Despite some staging crosswinds, Light Opera Works sets sail with mostly solid “Pinafore”

Sun Jun 09, 2013 at 1:44 pm

By Dennis Polkow

Sarah Kelly (Josephine), Michael Cavalieri (Capt. Corcoran) and James Harms (Sir Joseph Porter) in Light Opera Works’ “H.M.S. Pinafore.” Photo: Chris Ocken

In its time, H.M.S. Pinafore was not only a biting satire on the class distinctions that were part of the established social order of Victorian England, but the work was also the first mega-success of its co-creators, William S. Gilbert and Arthur Sullivan.

Although much of Pinafore is merely a foretaste of the ultimate marriage of melody and chatter that would come to be the duo’s trademark, the work remains a wonderful feel-good show that really does, well, make you feel good.

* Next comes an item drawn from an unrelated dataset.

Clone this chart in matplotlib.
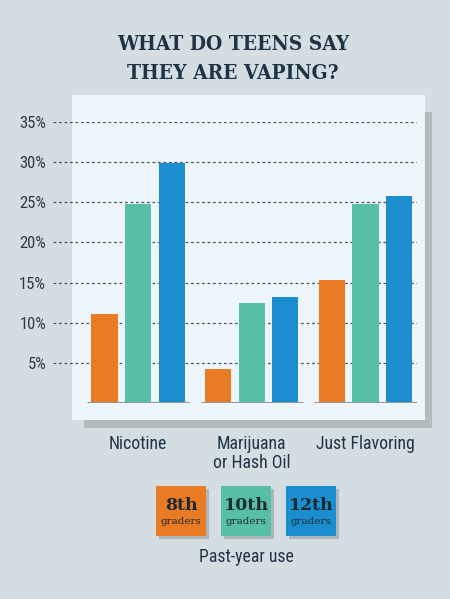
import numpy as np
import matplotlib.pyplot as plt
from matplotlib.patches import Rectangle

# data
categories = ["Nicotine", "Marijuana\nor Hash Oil", "Just Flavoring"]
grades = ["8th", "10th", "12th"]
grade_8 = [11.1, 4.3, 15.3]
grade_10 = [24.8, 12.5, 24.8]
grade_12 = [29.9, 13.2, 25.8]
yticks = [5, 10, 15, 20, 25, 30, 35]
ytick_labels = ["5%", "10%", "15%", "20%", "25%", "30%", "35%"]

colors = ["#E87B24", "#57BFA6", "#1A8ECE"]
bg = "#D4DDE2"
panel = "#EEF5FB"
shadow = "#B3BBBF"
dark = "#1E3445"
cond = ["Roboto Condensed", "Roboto", "DejaVu Sans"]

W, H = 450, 599
fig = plt.figure(figsize=(4.5, 5.99), dpi=100, facecolor=bg)


def px_rect(x0, y0, x1, y1, color, z):
    # rectangle given in pixel coords from top-left
    r = Rectangle((x0 / W, 1 - y1 / H), (x1 - x0) / W, (y1 - y0) / H,
                  transform=fig.transFigure, facecolor=color, edgecolor="none", zorder=z)
    fig.patches.append(r)


# panel with shadow
px_rect(84, 112, 432, 428, shadow, 0)
px_rect(72, 95, 425, 420, panel, 1)

# title
for txt, yy in [("WHAT DO TEENS SAY", 44), ("THEY ARE VAPING?", 73)]:
    fig.text(233 / W, 1 - yy / H, txt, ha="center", va="center", fontsize=15,
             fontweight="bold", family="DejaVu Serif", fontstretch="condensed", color=dark)

# axes
ax = fig.add_axes([53 / W, 1 - 403.3 / H, (417 - 53) / W, (403.3 - 121.7) / H])
ax.set_facecolor("none")
ax.set_zorder(2)
for s in ax.spines.values():
    s.set_visible(False)

x = np.arange(len(categories))
step = 0.295
width = 0.229
series = [grade_8, grade_10, grade_12]
for i, vals in enumerate(series):
    ax.bar(x + (i - 1) * step, vals, width, color=colors[i], zorder=3)

for yv in yticks:
    ax.axhline(yv, color="#4a5259", linestyle=(0, (2.2, 2.2)), linewidth=0.9, zorder=1)
for xc in x:
    ax.hlines(0, xc - 0.449, xc + 0.449, color="#8F999E", linewidth=2.2, zorder=4)

ax.set_xlim(-0.748, 2.453)
ax.set_ylim(0, 35)
ax.set_yticks(yticks)
ax.set_yticklabels(ytick_labels, family=cond, fontsize=12, color="#2B3A45")
ax.set_xticks(x)
ax.set_xticklabels(categories, family=cond, fontsize=12.8, color=dark, va="top",
                   linespacing=1.05)
ax.tick_params(axis="y", length=0, pad=5)
ax.tick_params(axis="x", length=0, pad=23)

# legend boxes
box_x = [156, 221, 286]
for i, g in enumerate(grades):
    x0 = box_x[i]
    px_rect(x0 + 3, 489, x0 + 53, 539, "#AEB6BA", 1)
    px_rect(x0, 486, x0 + 50, 536, colors[i], 2)
    fig.text((x0 + 25) / W, 1 - 505 / H, g, ha="center", va="center", fontsize=12.5,
             fontweight="bold", family="DejaVu Serif", color="#1E2A33")
    fig.text((x0 + 25) / W, 1 - 521 / H, "graders", ha="center", va="center",
             fontsize=7.5, family="DejaVu Serif", color="#1E2A33")

fig.text(246 / W, 1 - 557 / H, "Past-year use", ha="center", va="center",
         fontsize=12.8, family=cond, color=dark)

fig.savefig("out.png", dpi=100, facecolor=bg)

And of course, it’s always nice to see Light Opera Works doing light opera—in this case, it’s first full-length operetta in two years and the only work in the genre during a season of popular musicals, as has become the established company pattern.

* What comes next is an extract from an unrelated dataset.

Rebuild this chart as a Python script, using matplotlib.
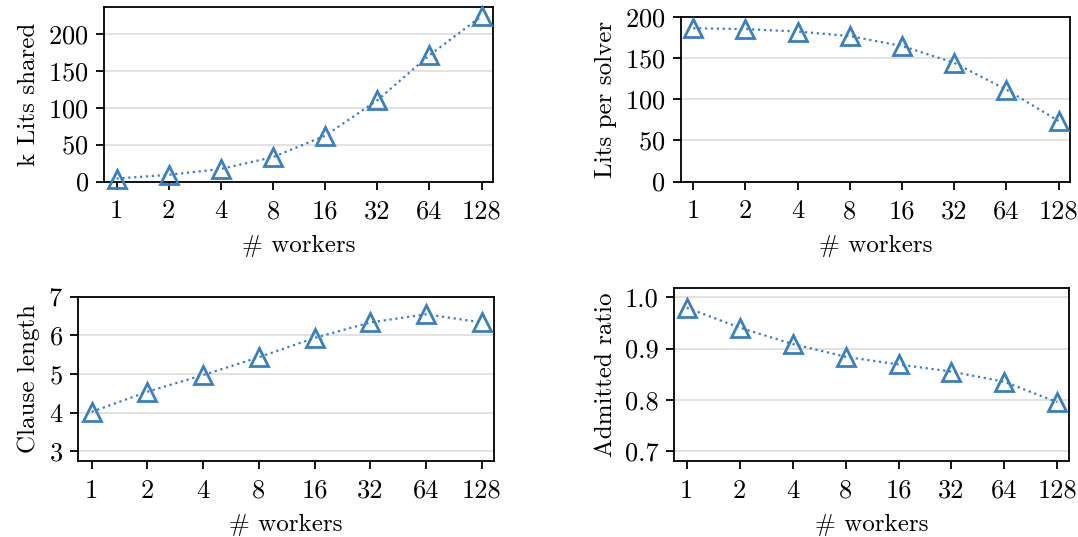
import matplotlib
matplotlib.use("Agg")
import matplotlib.pyplot as plt
import numpy as np

workers = ["1", "2", "4", "8", "16", "32", "64", "128"]
lits_shared_k = [4, 9, 17, 33, 62, 110, 171, 224]
lits_per_solver = [186, 185, 182, 176.5, 164.5, 144, 111.5, 73.5]
clause_length = [4.02, 4.54, 4.97, 5.43, 5.93, 6.33, 6.54, 6.33]
admitted_ratio = [0.980, 0.941, 0.909, 0.884, 0.869, 0.855, 0.835, 0.795]

ylabels = ["k Lits shared", "Lits per solver", "Clause length", "Admitted ratio"]
series = [lits_shared_k, lits_per_solver, clause_length, admitted_ratio]
ylims = [(0, 236), (0, 200), (2.75, 7), (0.68, 1.018)]
yticks = [[0, 50, 100, 150, 200], [0, 50, 100, 150, 200], [3, 4, 5, 6, 7],
          [0.7, 0.8, 0.9, 1.0]]
ytick_labels = [None, None, None, ["0.7", "0.8", "0.9", "1.0"]]

plt.rcParams["font.family"] = "serif"
plt.rcParams["font.serif"] = ["cmr10"]
plt.rcParams["mathtext.fontset"] = "cm"
plt.rcParams["axes.unicode_minus"] = False
plt.rcParams["axes.formatter.use_mathtext"] = True

W, H = 1078, 537
fig = plt.figure(figsize=(W / 100, H / 100), dpi=100)

# axes boxes in pixels: left, right, top, bottom
boxes = [(104, 493, 7.3, 181.5), (680.7, 1070, 16.7, 181.5),
         (78.3, 494, 296.5, 461), (674, 1069, 288.3, 461)]

color = "#3a7fc0"
x = np.arange(len(workers))
for i in range(4):
    l, r, t, b = boxes[i]
    ax = fig.add_axes([l / W, 1 - b / H, (r - l) / W, (b - t) / H])
    ax.plot(x, series[i], linestyle=":", linewidth=1.6, color=color,
            marker="^", markersize=12.5, markerfacecolor="none",
            markeredgecolor=color, markeredgewidth=2.0, clip_on=False, zorder=3)
    ax.set_xlim(-0.24, 7.22)
    ax.set_ylim(*ylims[i])
    ax.set_xticks(x)
    ax.set_xticklabels(workers)
    ax.set_yticks(yticks[i])
    if ytick_labels[i] is not None:
        ax.set_yticklabels(ytick_labels[i])
    ax.yaxis.grid(True, color="#dddddd", linewidth=1.2)
    ax.set_axisbelow(True)
    for s in ax.spines.values():
        s.set_linewidth(1.3)
        s.set_color("black")
    ax.tick_params(axis="both", direction="out", length=6, width=1.3,
                   labelsize=19, pad=5)
    ax.tick_params(axis="x", pad=7)
    ax.set_xlabel("# workers", fontsize=18, labelpad=8)
    ax.set_ylabel(ylabels[i], fontsize=18, labelpad=6)

fig.savefig("out.png", dpi=100)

One innovative aspect of director Rudy Hogenmiller’s current production is the idea of an African-American Little Buttercup, played by Dawn Bless. This is not merely a case of colorblind casting, which many other area companies practice — four of the twelve chorus of sailors are black, for instance — but in this case, Buttercup is reimagined as an evocative figure from the far outreaches of the British empire.

Not the smooth mezzo-soprano sensibility we are used to hearing in this role, it was ironically when Bless tried to sound operatic, such as in “I’m called Little Buttercup” that the portrayal became problematically riddled with unpredictable vibrato. When she kept to a steady center for her voice, which is really more of a pop-infused, gospel-like timbre and technique, it worked far better.

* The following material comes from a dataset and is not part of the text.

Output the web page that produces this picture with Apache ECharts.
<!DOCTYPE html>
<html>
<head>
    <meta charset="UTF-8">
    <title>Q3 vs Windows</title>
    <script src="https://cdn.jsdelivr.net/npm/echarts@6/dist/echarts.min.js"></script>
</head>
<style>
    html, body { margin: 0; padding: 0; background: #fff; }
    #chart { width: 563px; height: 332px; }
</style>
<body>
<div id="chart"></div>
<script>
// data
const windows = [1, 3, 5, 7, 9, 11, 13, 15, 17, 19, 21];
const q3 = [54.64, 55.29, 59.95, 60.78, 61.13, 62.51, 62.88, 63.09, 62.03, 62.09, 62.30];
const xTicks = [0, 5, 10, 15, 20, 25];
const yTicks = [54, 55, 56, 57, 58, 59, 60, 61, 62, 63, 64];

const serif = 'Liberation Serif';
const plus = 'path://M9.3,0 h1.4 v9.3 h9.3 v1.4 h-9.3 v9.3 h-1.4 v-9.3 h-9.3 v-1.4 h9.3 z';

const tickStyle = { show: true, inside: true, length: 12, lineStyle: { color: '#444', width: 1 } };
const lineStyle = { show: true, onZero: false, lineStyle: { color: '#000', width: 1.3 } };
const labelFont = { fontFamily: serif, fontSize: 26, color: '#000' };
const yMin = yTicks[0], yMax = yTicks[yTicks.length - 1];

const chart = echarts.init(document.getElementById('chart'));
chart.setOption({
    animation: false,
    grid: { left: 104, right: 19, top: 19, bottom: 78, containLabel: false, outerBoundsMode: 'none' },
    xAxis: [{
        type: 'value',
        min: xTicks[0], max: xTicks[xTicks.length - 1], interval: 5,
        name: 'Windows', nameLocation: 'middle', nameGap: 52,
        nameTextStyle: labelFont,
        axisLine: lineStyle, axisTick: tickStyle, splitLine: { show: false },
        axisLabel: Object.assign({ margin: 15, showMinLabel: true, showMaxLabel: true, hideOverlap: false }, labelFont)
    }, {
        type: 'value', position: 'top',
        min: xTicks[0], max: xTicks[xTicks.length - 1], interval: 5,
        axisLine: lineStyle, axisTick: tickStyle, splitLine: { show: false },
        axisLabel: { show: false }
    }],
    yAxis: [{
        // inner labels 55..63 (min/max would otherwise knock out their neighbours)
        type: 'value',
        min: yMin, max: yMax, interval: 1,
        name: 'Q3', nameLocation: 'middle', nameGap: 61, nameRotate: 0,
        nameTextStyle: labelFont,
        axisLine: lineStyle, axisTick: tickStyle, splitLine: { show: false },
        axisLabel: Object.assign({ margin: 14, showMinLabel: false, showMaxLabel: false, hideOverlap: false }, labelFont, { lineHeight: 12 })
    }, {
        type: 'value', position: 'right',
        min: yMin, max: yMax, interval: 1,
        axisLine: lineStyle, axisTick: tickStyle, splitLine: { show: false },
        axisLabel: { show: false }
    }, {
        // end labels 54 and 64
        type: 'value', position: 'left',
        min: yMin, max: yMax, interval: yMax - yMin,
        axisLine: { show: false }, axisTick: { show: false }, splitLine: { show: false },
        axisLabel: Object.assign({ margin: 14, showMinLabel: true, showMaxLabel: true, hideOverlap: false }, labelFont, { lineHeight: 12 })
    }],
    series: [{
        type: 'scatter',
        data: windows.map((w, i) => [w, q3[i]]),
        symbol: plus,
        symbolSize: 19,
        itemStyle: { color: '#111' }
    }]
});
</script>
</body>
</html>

It has become a given that senior leads will be played by James Harms at Light Opera Works, and here, Harms’ take on Sir James Porter was given a prominence in the staging that sometimes superseded the character’s role in the work itself.

At the time, audiences loved the role because it was a sendup of real-life First Lord of the Admiralty W. H. Smith, a politician with no nautical experience who had nonetheless been put in charge of the royal navy; indeed, he became so associated with his satirical operetta character that the lord notoriously came to be known as “Pinafore Smith.”

Rather than arrogantly boasting about being an admiral despite never having been to sea as the character was originally conceived, Harms’ Porter tries to hide that fact by sheepishly coming on board as a stowaway in civilian clothes who then whispers the repeated lines about his position as if he has enough of a conscience to care what others might think. The chorus, in turn, inaudibly whispers their repeated affirmations, which worked neither musically nor dramatically.

Harms certainly lent considerable comedy to his portrayal and sang the role well, but this general conception of the character seemed superimposed over the storyline.

The Captain of the Pinafore was played by Michael Cavalieri, not only a fine comic actor, but who sang with a baritone that sounded quite luxurious for a role that more often emphasizes comedy over vocalism.

Tenor Dane M. Thomas made a wonderful leading man Ralph Rackstraw, tongue firmly in cheek and a clarion sound throughout. Soprano Sarah Kelly was a bit less vocally predicable as heroine Josephine, but when she wasn’t oversinging or swallowing her consonants, was at her most effective.

Roger L. Bingaman led the orchestra and onstage chorus with enthusiasm, precision and humor, the quality of the diction of the chorus crisp enough that every word could be plainly heard.

Light Opera Works’ H.M.S. Pinafore runs through June 16 at Northwestern University’s Cahn Auditorium, 600 Emerson St. (at Sheridan Rd.), Evanston;; 847-920-5360.